### GIVEN TASK
Comb the records below for the string "this" and copy each line where it turns up.

### INFORMATION GIVEN
::::::::

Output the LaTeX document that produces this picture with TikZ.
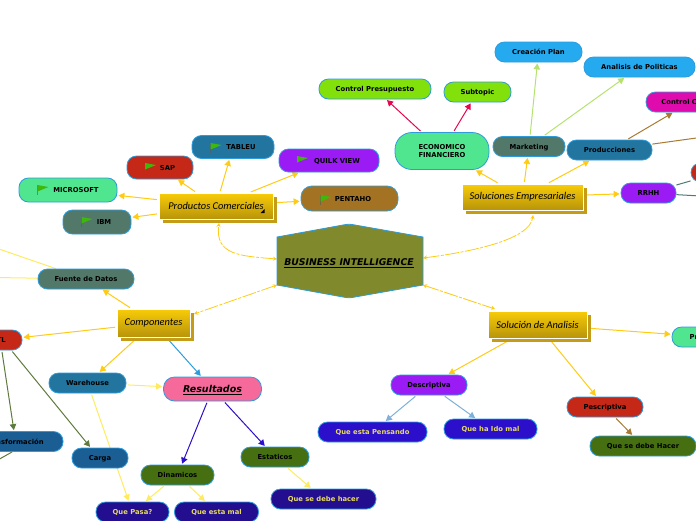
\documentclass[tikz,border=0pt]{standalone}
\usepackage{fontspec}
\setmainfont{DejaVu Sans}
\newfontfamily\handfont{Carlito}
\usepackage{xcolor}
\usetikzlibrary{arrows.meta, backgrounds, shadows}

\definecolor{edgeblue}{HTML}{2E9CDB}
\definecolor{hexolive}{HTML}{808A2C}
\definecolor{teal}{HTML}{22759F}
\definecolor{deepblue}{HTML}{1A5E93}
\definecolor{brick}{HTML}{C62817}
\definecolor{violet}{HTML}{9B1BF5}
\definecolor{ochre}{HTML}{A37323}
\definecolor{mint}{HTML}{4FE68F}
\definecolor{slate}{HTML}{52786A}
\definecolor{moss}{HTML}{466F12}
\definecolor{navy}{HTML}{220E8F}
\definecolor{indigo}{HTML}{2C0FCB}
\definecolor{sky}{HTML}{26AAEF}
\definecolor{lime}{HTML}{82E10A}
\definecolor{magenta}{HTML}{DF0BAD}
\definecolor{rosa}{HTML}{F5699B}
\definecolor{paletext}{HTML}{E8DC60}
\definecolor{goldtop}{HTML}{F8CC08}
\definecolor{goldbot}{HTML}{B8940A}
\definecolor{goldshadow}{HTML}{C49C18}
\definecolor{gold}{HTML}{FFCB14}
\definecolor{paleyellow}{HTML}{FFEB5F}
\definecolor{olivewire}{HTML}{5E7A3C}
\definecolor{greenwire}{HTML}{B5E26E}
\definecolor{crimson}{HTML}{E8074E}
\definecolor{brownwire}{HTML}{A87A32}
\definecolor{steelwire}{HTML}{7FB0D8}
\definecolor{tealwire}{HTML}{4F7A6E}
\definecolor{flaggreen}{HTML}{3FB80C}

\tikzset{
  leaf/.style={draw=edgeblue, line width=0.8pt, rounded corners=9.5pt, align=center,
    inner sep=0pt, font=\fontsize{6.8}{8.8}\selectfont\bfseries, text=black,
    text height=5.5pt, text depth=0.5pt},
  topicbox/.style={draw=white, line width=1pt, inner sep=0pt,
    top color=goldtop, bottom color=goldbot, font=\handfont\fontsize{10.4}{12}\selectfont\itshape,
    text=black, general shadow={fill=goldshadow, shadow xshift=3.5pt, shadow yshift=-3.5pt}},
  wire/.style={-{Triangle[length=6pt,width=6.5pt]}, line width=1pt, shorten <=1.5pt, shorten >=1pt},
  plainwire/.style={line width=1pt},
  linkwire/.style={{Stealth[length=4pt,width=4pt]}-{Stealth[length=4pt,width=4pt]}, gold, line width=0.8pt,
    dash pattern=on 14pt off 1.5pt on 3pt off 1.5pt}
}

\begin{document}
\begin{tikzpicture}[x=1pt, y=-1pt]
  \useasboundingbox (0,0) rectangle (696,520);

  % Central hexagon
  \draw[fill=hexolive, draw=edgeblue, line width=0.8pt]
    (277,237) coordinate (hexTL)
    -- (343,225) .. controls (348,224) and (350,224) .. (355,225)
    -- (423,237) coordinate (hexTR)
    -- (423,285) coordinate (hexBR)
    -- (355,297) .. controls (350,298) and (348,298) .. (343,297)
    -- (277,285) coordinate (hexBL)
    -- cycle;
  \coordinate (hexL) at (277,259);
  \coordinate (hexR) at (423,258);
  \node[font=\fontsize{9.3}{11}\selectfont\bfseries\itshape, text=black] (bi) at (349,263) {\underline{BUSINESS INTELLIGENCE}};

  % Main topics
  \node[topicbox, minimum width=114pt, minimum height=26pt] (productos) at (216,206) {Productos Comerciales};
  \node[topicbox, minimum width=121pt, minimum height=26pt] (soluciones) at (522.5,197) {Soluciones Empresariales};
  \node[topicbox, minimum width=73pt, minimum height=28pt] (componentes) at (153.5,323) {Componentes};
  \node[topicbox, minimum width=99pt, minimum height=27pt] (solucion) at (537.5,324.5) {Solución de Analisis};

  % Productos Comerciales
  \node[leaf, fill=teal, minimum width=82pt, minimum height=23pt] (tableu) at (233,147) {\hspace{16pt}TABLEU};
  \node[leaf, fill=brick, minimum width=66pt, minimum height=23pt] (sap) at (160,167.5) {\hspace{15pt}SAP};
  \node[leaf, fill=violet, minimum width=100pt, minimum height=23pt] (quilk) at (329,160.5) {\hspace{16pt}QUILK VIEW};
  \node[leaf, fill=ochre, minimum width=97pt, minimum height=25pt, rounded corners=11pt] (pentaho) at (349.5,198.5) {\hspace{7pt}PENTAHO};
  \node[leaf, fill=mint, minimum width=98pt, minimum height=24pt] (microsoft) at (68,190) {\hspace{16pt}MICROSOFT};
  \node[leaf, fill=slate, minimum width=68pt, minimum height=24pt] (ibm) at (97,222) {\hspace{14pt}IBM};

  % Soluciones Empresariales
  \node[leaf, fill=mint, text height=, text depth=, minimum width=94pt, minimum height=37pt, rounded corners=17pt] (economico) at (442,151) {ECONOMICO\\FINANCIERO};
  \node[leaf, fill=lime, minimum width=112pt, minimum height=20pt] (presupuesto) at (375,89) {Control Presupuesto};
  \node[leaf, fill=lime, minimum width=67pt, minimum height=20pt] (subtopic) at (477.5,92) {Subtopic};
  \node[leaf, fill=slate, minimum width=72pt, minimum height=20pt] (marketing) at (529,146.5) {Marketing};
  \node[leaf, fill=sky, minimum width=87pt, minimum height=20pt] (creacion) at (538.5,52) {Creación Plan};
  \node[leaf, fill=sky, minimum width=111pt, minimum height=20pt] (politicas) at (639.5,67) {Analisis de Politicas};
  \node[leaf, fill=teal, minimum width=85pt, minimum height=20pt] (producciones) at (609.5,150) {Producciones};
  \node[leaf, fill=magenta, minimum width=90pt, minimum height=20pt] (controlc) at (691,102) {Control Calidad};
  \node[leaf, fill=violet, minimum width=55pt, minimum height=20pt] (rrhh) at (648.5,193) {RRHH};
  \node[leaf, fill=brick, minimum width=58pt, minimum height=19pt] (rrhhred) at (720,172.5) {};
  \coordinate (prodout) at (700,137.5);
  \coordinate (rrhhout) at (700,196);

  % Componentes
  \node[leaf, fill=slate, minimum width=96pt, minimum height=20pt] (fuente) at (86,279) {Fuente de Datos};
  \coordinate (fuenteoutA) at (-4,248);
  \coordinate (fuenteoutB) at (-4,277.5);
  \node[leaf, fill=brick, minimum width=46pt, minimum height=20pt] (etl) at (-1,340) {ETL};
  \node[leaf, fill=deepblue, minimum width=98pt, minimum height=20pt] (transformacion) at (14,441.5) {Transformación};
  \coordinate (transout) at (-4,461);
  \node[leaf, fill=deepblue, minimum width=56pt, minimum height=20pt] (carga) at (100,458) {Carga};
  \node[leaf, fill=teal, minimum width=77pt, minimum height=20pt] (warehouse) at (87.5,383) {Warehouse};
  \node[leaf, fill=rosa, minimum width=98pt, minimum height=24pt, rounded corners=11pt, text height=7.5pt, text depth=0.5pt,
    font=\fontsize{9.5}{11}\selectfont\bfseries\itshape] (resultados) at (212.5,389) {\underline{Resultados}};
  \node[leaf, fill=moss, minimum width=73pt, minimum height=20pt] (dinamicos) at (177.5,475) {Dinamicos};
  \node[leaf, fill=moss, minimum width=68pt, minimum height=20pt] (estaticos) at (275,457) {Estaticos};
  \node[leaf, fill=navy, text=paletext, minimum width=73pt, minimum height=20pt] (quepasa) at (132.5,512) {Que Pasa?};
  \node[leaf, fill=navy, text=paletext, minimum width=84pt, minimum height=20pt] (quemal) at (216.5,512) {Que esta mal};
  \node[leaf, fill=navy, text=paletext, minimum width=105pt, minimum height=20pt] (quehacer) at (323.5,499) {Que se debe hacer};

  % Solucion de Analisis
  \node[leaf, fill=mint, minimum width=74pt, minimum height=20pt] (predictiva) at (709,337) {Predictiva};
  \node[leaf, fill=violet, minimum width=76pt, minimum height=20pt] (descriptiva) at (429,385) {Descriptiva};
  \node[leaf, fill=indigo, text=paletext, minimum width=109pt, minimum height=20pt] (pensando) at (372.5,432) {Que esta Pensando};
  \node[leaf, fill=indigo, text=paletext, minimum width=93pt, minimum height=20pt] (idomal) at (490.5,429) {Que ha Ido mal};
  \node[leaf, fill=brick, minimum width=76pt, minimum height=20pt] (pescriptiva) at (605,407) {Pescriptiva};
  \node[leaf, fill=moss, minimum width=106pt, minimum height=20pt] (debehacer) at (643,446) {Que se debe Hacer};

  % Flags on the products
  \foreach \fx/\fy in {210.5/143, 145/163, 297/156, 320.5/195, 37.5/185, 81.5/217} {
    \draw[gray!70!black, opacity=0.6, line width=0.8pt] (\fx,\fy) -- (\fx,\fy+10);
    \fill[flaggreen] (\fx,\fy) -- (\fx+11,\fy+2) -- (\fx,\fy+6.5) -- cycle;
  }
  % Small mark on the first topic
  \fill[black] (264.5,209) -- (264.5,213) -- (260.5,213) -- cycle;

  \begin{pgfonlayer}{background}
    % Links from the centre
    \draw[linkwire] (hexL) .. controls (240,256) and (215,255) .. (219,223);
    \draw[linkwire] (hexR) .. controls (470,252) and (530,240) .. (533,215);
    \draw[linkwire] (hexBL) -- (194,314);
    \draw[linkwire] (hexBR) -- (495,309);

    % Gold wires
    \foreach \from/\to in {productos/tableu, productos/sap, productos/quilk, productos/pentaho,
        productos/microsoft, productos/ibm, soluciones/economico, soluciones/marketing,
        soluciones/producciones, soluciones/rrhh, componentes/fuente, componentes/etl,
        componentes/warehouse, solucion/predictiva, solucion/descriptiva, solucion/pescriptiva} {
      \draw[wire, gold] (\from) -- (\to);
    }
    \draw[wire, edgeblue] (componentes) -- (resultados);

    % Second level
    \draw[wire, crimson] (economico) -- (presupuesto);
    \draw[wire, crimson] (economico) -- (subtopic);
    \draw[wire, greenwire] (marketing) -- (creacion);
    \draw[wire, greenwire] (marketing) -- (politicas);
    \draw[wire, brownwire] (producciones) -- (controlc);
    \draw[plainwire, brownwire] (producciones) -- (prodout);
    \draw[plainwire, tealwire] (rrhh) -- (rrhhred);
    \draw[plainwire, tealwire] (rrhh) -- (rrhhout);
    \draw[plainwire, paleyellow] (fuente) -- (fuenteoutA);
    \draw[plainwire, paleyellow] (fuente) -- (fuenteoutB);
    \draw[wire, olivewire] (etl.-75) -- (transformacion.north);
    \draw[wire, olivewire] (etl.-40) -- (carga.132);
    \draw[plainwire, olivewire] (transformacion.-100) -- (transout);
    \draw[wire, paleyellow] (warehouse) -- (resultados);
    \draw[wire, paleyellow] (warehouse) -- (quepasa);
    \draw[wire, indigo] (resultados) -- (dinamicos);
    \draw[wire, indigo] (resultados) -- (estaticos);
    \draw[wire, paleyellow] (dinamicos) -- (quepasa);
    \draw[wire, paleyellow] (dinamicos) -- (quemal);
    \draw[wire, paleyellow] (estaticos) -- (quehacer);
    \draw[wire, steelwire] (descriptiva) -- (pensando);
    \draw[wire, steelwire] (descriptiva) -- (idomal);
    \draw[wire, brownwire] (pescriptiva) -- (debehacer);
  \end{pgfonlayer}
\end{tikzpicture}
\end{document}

::::::::

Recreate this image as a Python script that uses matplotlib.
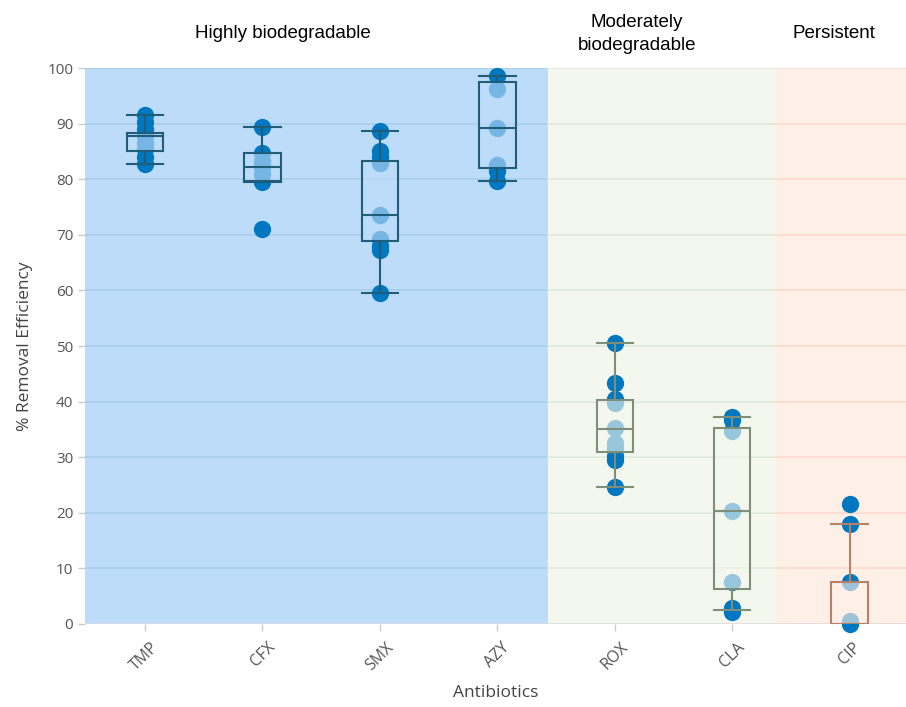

::::::::

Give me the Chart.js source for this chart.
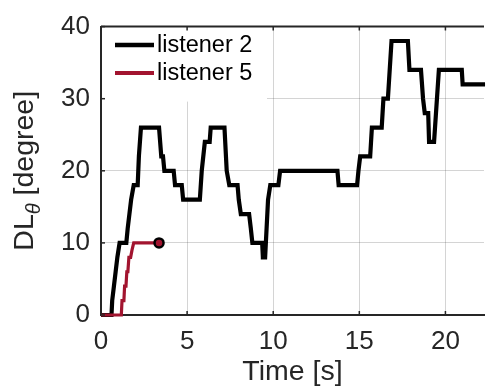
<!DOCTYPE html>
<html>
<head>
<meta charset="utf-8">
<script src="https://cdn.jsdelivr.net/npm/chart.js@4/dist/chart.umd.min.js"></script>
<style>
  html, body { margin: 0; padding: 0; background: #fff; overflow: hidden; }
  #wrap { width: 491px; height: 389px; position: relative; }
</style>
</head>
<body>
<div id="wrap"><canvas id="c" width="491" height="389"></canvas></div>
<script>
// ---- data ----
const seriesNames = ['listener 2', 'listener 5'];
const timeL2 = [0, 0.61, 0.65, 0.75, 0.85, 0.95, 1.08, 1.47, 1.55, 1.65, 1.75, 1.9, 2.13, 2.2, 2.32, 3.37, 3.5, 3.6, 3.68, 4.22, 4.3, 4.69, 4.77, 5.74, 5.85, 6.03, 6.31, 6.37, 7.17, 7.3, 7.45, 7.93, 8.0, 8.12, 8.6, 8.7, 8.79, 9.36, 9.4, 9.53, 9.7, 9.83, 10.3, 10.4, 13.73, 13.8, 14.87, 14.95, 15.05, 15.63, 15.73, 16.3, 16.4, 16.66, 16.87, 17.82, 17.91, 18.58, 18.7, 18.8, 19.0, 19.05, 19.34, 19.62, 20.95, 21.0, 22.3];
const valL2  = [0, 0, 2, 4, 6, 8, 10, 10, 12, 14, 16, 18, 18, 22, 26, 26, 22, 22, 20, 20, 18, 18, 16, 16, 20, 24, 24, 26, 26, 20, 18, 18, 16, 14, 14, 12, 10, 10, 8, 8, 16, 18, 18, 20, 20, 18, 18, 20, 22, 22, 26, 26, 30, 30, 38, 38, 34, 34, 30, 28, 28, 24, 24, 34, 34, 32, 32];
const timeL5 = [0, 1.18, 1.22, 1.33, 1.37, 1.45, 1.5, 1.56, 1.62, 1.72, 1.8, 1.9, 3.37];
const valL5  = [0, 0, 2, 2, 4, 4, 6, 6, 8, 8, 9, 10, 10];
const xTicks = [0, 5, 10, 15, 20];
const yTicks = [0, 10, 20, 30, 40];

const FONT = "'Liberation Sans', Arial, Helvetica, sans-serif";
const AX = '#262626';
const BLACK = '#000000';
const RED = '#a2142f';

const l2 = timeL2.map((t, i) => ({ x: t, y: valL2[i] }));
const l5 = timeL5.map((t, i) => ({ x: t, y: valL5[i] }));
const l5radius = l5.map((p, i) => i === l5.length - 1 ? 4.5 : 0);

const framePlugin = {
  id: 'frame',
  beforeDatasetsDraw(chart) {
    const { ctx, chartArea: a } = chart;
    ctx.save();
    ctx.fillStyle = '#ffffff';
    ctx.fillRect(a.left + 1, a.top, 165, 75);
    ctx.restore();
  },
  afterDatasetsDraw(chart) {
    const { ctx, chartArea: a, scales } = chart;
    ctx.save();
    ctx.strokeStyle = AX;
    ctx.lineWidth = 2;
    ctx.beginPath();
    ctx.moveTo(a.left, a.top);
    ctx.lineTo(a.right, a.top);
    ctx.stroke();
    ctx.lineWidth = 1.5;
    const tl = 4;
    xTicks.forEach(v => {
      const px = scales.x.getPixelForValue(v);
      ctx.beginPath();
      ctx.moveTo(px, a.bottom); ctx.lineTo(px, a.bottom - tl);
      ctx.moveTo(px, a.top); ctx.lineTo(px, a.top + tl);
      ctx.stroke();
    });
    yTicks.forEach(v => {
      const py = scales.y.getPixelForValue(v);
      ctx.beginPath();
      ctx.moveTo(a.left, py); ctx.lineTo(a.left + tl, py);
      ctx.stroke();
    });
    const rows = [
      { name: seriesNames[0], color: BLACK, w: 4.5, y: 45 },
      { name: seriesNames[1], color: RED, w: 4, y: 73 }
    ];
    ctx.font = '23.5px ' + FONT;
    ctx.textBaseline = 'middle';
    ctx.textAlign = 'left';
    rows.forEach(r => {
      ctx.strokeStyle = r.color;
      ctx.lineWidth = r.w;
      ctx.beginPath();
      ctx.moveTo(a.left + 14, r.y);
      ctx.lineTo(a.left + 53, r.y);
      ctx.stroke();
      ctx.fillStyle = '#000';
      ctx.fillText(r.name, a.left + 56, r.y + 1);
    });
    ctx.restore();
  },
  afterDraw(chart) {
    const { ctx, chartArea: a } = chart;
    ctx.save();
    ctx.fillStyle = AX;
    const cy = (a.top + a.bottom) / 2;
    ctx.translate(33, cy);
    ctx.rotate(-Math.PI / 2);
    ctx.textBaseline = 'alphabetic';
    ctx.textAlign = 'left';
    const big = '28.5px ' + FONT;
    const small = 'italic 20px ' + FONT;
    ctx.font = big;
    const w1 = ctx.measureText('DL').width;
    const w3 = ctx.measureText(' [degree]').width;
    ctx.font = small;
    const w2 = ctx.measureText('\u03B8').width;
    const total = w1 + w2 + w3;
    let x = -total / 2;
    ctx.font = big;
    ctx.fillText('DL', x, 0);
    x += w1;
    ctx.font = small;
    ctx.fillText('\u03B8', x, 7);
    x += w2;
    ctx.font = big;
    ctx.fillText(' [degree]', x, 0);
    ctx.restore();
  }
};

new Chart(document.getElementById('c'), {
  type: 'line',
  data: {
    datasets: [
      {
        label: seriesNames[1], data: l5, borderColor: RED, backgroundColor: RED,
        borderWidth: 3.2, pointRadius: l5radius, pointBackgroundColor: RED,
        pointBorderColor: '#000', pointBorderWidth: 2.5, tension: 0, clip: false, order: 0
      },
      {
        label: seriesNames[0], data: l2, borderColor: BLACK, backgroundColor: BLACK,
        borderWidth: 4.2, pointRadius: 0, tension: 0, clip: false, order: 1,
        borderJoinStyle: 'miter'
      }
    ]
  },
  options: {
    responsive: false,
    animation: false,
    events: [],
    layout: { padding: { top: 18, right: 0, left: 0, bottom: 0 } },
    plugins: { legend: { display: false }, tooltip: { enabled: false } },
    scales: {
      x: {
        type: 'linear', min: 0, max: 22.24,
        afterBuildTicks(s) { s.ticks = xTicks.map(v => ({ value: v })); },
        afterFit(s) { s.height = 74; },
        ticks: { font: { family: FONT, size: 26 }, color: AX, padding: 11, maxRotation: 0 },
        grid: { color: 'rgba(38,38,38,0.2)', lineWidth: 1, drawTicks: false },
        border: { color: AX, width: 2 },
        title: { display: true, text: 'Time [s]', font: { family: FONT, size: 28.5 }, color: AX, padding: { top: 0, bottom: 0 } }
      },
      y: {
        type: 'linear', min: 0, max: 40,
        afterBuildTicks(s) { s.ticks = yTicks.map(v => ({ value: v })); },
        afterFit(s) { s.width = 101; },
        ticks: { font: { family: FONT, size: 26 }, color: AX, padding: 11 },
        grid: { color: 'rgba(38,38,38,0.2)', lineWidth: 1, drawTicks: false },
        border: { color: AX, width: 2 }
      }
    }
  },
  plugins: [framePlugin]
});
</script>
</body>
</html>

::::::::

### OUTPUT OF THE EXERCISE
Output the LaTeX document that produces this picture with TikZ.
Recreate this image as a Python script that uses matplotlib.
Give me the Chart.js source for this chart.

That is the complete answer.